STATED TASK. Transcribe the material in full. Nothing should differ except that the pictures are left out.

[Start DATA TO USE]

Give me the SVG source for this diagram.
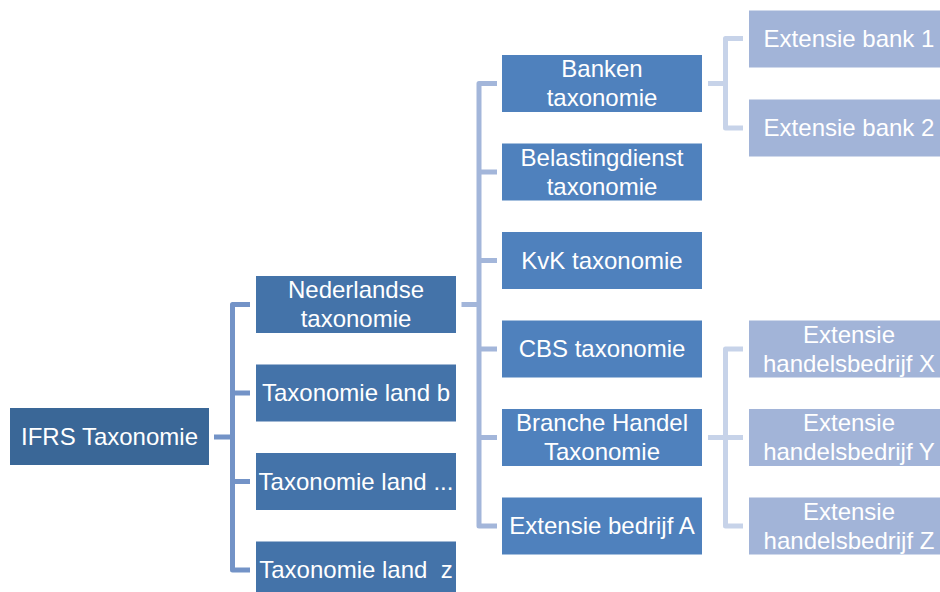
<svg xmlns="http://www.w3.org/2000/svg" width="940" height="592" viewBox="0 0 940 592">
<style>
text{font-family:"Liberation Sans",Arial,sans-serif;font-size:24px;fill:#ffffff;text-anchor:middle;white-space:pre}
.n0{fill:#3a6797}
.n1{fill:#4473a9}
.n2{fill:#4f81bd}
.n3{fill:#a2b4d8}
.c{fill:none;stroke-width:5;stroke-linejoin:round}
.c1{stroke:#7393c7}
.c2{stroke:#a3b6da}
.c3{stroke:#c7d3e9}
</style>
<rect width="940" height="592" fill="#ffffff"/>
<g id="connectors">
<path class="c c1" d="M214 437H232.5M250 304.5H232.5V570H250M232.5 393H250M232.5 481.5H250"/>
<path class="c c2" d="M461.5 304.5H479M497 83.5H479V526H497M479 172H497M479 260.5H497M479 349H497M479 437.5H497"/>
<path class="c c3" d="M708 83.5H725.5M743 38.5H725.5V128H743"/>
<path class="c c3" d="M708 437.5H725.5M743 349H725.5V526H743M725.5 437.5H743"/>
</g>
<g id="ifrs"><rect class="n0" x="10" y="408" width="199" height="57"/><text x="109.5" y="445">IFRS Taxonomie</text></g>
<g id="nederlandse"><rect class="n1" x="256" y="276" width="200" height="57"/><text x="356" y="298">Nederlandse</text><text x="356" y="327">taxonomie</text></g>
<g id="land-b"><rect class="n1" x="256" y="364.5" width="200" height="57"/><text x="356" y="401">Taxonomie land b</text></g>
<g id="land-dots"><rect class="n1" x="256" y="453" width="200" height="57"/><text x="356" y="489.5">Taxonomie land ...</text></g>
<g id="land-z"><rect class="n1" x="256" y="541.5" width="200" height="57"/><text x="356" y="578">Taxonomie land  z</text></g>
<g id="banken"><rect class="n2" x="502" y="55" width="200" height="57"/><text x="602" y="77">Banken</text><text x="602" y="106">taxonomie</text></g>
<g id="belastingdienst"><rect class="n2" x="502" y="143.5" width="200" height="57"/><text x="602" y="165.5">Belastingdienst</text><text x="602" y="194.5">taxonomie</text></g>
<g id="kvk"><rect class="n2" x="502" y="232" width="200" height="57"/><text x="602" y="268.5">KvK taxonomie</text></g>
<g id="cbs"><rect class="n2" x="502" y="320.5" width="200" height="57"/><text x="602" y="357">CBS taxonomie</text></g>
<g id="branche"><rect class="n2" x="502" y="409" width="200" height="57"/><text x="602" y="431">Branche Handel</text><text x="602" y="460">Taxonomie</text></g>
<g id="extensie-a"><rect class="n2" x="502" y="497.5" width="200" height="57"/><text x="602" y="534">Extensie bedrijf A</text></g>
<g id="bank1"><rect class="n3" x="749" y="10.5" width="200" height="57"/><text x="849" y="47">Extensie bank 1</text></g>
<g id="bank2"><rect class="n3" x="749" y="99.5" width="200" height="57"/><text x="849" y="136">Extensie bank 2</text></g>
<g id="handel-x"><rect class="n3" x="749" y="320.5" width="200" height="57"/><text x="849" y="342.5">Extensie</text><text x="849" y="371.5">handelsbedrijf X</text></g>
<g id="handel-y"><rect class="n3" x="749" y="409" width="200" height="57"/><text x="849" y="431">Extensie</text><text x="849" y="460">handelsbedrijf Y</text></g>
<g id="handel-z"><rect class="n3" x="749" y="497.5" width="200" height="57"/><text x="849" y="519.5">Extensie</text><text x="849" y="548.5">handelsbedrijf Z</text></g>
</svg>
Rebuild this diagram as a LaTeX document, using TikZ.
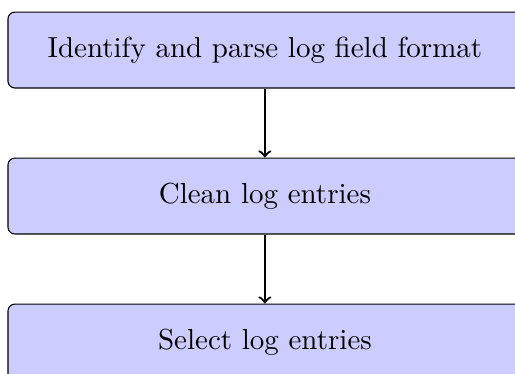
\documentclass[tikz,border=0pt]{standalone}
\usetikzlibrary{positioning}
\begin{document}
\begin{tikzpicture}[
    stage/.style={rectangle, rounded corners=2.5pt, draw=black, fill=blue!20,
                  minimum width=186.9pt, minimum height=27.6pt, align=center,
                  font=\fontsize{10.55}{13}\selectfont},
    flow/.style={thick, ->},
    node distance=25.1pt
]
    % 裁剪边界
    \useasboundingbox (-96.35pt,18.2pt) rectangle ++(187.3pt,-136pt);

    % 三个处理步骤
    \node[stage] (parse) at (0,0) {Identify and parse log field format};
    \node[stage, below=of parse] (clean) {Clean log entries};
    \node[stage, below=of clean] (select) {Select log entries};

    % 连接箭头
    \draw[flow] (parse) -- (clean);
    \draw[flow] (clean) -- (select);
\end{tikzpicture}
\end{document}
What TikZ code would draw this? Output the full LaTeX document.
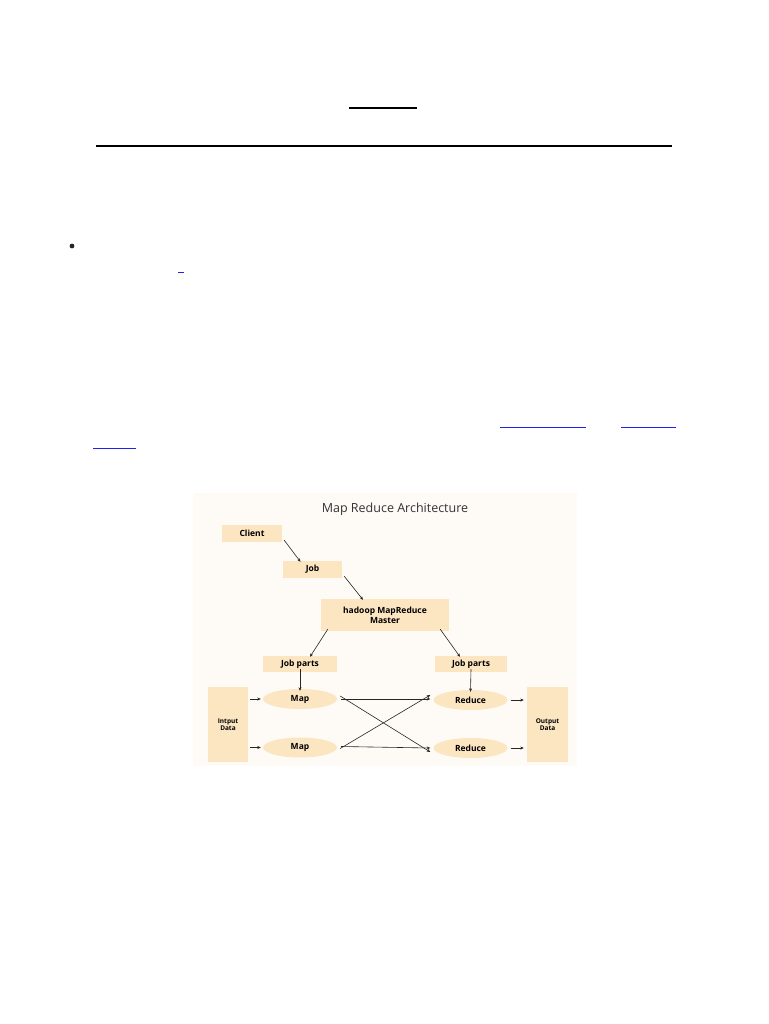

[End DATA TO USE]

TASK ANSWER.
Give me the SVG source for this diagram.
<svg xmlns="http://www.w3.org/2000/svg" width="940" height="592" viewBox="0 0 940 592">
<style>
text{font-family:"Liberation Sans",Arial,sans-serif;font-size:24px;fill:#ffffff;text-anchor:middle;white-space:pre}
.n0{fill:#3a6797}
.n1{fill:#4473a9}
.n2{fill:#4f81bd}
.n3{fill:#a2b4d8}
.c{fill:none;stroke-width:5;stroke-linejoin:round}
.c1{stroke:#7393c7}
.c2{stroke:#a3b6da}
.c3{stroke:#c7d3e9}
</style>
<rect width="940" height="592" fill="#ffffff"/>
<g id="connectors">
<path class="c c1" d="M214 437H232.5M250 304.5H232.5V570H250M232.5 393H250M232.5 481.5H250"/>
<path class="c c2" d="M461.5 304.5H479M497 83.5H479V526H497M479 172H497M479 260.5H497M479 349H497M479 437.5H497"/>
<path class="c c3" d="M708 83.5H725.5M743 38.5H725.5V128H743"/>
<path class="c c3" d="M708 437.5H725.5M743 349H725.5V526H743M725.5 437.5H743"/>
</g>
<g id="ifrs"><rect class="n0" x="10" y="408" width="199" height="57"/><text x="109.5" y="445">IFRS Taxonomie</text></g>
<g id="nederlandse"><rect class="n1" x="256" y="276" width="200" height="57"/><text x="356" y="298">Nederlandse</text><text x="356" y="327">taxonomie</text></g>
<g id="land-b"><rect class="n1" x="256" y="364.5" width="200" height="57"/><text x="356" y="401">Taxonomie land b</text></g>
<g id="land-dots"><rect class="n1" x="256" y="453" width="200" height="57"/><text x="356" y="489.5">Taxonomie land ...</text></g>
<g id="land-z"><rect class="n1" x="256" y="541.5" width="200" height="57"/><text x="356" y="578">Taxonomie land  z</text></g>
<g id="banken"><rect class="n2" x="502" y="55" width="200" height="57"/><text x="602" y="77">Banken</text><text x="602" y="106">taxonomie</text></g>
<g id="belastingdienst"><rect class="n2" x="502" y="143.5" width="200" height="57"/><text x="602" y="165.5">Belastingdienst</text><text x="602" y="194.5">taxonomie</text></g>
<g id="kvk"><rect class="n2" x="502" y="232" width="200" height="57"/><text x="602" y="268.5">KvK taxonomie</text></g>
<g id="cbs"><rect class="n2" x="502" y="320.5" width="200" height="57"/><text x="602" y="357">CBS taxonomie</text></g>
<g id="branche"><rect class="n2" x="502" y="409" width="200" height="57"/><text x="602" y="431">Branche Handel</text><text x="602" y="460">Taxonomie</text></g>
<g id="extensie-a"><rect class="n2" x="502" y="497.5" width="200" height="57"/><text x="602" y="534">Extensie bedrijf A</text></g>
<g id="bank1"><rect class="n3" x="749" y="10.5" width="200" height="57"/><text x="849" y="47">Extensie bank 1</text></g>
<g id="bank2"><rect class="n3" x="749" y="99.5" width="200" height="57"/><text x="849" y="136">Extensie bank 2</text></g>
<g id="handel-x"><rect class="n3" x="749" y="320.5" width="200" height="57"/><text x="849" y="342.5">Extensie</text><text x="849" y="371.5">handelsbedrijf X</text></g>
<g id="handel-y"><rect class="n3" x="749" y="409" width="200" height="57"/><text x="849" y="431">Extensie</text><text x="849" y="460">handelsbedrijf Y</text></g>
<g id="handel-z"><rect class="n3" x="749" y="497.5" width="200" height="57"/><text x="849" y="519.5">Extensie</text><text x="849" y="548.5">handelsbedrijf Z</text></g>
</svg>
Rebuild this diagram as a LaTeX document, using TikZ.
\documentclass[tikz,border=0pt]{standalone}
\usetikzlibrary{positioning}
\begin{document}
\begin{tikzpicture}[
    stage/.style={rectangle, rounded corners=2.5pt, draw=black, fill=blue!20,
                  minimum width=186.9pt, minimum height=27.6pt, align=center,
                  font=\fontsize{10.55}{13}\selectfont},
    flow/.style={thick, ->},
    node distance=25.1pt
]
    % 裁剪边界
    \useasboundingbox (-96.35pt,18.2pt) rectangle ++(187.3pt,-136pt);

    % 三个处理步骤
    \node[stage] (parse) at (0,0) {Identify and parse log field format};
    \node[stage, below=of parse] (clean) {Clean log entries};
    \node[stage, below=of clean] (select) {Select log entries};

    % 连接箭头
    \draw[flow] (parse) -- (clean);
    \draw[flow] (clean) -- (select);
\end{tikzpicture}
\end{document}
What TikZ code would draw this? Output the full LaTeX document.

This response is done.